North Carolina Court of Appeals
Aug 1, 2008
191 N.C. App. 611 (N.C. Ct. App. 2008)

Opinion

No. 07-1308.

Filed 5 August 2008.

Robeson County Nos. 02 CRS 54457-58.

Appeal by defendant from judgments entered 13 December 2006 by Judge Gary E. Trawick in Robeson County Superior Court. Heard in the Court of Appeals 16 April 2008.

Attorney General Roy A. Cooper, III, by Special Deputy Attorney General Steven M. Arbogast, for the State. Mary March W. Exum, for defendant-appellant.


Eric O'Briant Jones ("defendant") appeals his 13 December 2006 convictions for two counts of first-degree murder for which he received two sentences of life imprisonment. For the following reasons, we hold no error.

Merlin Ray Oxendine, Jr. ("Oxendine") was asleep in the family carport when his parents left for work on 1 July 2002. They knew that when Oxendine was high on drugs, he would take things from the house to pawn. When his parents returned home that evening, they discovered that their home had been broken into and that several items had been stolen, including a computer.

While his parents were at work, Oxendine and defendant spent the morning together. They visited Susie Strong ("Strong") to smoke a rock of cocaine, after which Strong walked to the convenience store.

Between 9:00 a.m. and 12:00 p.m. Oxendine went to the house of Steve Crawford Locklear (known as "Pasac") and asked if he wanted to buy a computer or air conditioner. Meanwhile, at the convenience store, Strong saw defendant drive up in his gray car. She testified that she rode with defendant toward Pasac's house. Pasac testified that as Oxendine was leaving his house, defendant drove up in a silver or dark gray car and motioned for Oxendine to get in the car.

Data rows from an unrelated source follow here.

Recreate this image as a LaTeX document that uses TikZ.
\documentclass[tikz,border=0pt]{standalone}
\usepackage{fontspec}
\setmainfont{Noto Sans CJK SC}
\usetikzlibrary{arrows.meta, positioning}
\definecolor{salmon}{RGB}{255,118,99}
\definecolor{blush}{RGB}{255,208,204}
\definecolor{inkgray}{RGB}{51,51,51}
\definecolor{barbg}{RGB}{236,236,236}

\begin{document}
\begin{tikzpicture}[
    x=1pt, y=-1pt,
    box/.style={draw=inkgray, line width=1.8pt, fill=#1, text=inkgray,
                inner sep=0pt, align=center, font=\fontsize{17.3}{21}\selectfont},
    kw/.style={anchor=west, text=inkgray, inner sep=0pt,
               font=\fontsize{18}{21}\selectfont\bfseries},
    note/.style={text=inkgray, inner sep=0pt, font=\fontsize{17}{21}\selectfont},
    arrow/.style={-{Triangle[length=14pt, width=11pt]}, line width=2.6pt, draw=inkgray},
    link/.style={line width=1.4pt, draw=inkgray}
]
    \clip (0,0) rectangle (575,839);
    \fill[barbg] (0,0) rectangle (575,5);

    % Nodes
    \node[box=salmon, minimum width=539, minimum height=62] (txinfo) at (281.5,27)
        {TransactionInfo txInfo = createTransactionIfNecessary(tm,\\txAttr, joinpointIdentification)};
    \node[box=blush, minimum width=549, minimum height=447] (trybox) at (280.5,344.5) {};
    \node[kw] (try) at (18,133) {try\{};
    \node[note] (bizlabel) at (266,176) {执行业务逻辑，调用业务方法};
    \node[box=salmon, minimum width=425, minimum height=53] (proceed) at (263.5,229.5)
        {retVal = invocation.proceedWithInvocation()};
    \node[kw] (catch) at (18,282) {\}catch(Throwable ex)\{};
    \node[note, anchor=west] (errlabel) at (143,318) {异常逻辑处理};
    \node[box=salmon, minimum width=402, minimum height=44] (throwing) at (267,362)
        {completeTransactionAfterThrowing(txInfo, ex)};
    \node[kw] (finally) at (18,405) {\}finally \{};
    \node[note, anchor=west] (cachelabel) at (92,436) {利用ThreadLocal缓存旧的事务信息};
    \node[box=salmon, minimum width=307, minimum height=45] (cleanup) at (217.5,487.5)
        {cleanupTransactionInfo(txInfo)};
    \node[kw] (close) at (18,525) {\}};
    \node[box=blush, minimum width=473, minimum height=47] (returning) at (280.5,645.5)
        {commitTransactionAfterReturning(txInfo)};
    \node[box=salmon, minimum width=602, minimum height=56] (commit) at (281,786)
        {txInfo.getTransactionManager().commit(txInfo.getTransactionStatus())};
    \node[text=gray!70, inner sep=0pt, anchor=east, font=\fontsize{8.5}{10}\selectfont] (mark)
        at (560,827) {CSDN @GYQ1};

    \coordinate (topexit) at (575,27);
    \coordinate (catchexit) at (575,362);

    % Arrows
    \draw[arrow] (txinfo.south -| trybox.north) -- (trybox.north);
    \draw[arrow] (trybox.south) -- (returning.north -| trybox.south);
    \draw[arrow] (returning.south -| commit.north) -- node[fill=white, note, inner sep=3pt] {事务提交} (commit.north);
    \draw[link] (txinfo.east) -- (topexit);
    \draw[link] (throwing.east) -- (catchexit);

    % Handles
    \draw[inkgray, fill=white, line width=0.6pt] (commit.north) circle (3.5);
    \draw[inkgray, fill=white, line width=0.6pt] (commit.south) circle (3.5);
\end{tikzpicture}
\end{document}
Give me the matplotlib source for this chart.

Mitchell Locklear ("Locklear") _ a manager/security guard at the convenience store _ testified that between 10:00 and 10:30 a.m., Oxendine came into the convenience store and attempted to sell a knife to him. When Locklear refused, Oxendine drove off with defendant in a silver car. Oxendine and defendant were also at the convenience store between approximately 1:00 p.m. and 1:30 p.m.

Police were called to a county-operated dump site at 1:22 p.m. There, they found the body of Frank Farmer ("Farmer"), who had been shot in the head. Farmer's wife testified that when he left for the dump that day between 12:30 and 1:00 p.m., Farmer had approximately $420.00 with him and two pocket knives. He always carried a one hundred dollar bill. Police found only some change and one small pocketknife in Farmer's pockets.

While investigating Farmer's murder, police were called to another murder scene in a wooded area. There, they found Oxendine, who had been shot twice in the head. Police found two pocket knives under Oxendine's body, one of which was identified as belonging to Farmer. As the scene was being processed, defendant drove by as a passenger in a gray vehicle.

Three bullets were recovered from the bodies of Farmer and Oxendine. All of them were of the same caliber _ .38-.357 _ with the same rifling characteristics and twist pattern.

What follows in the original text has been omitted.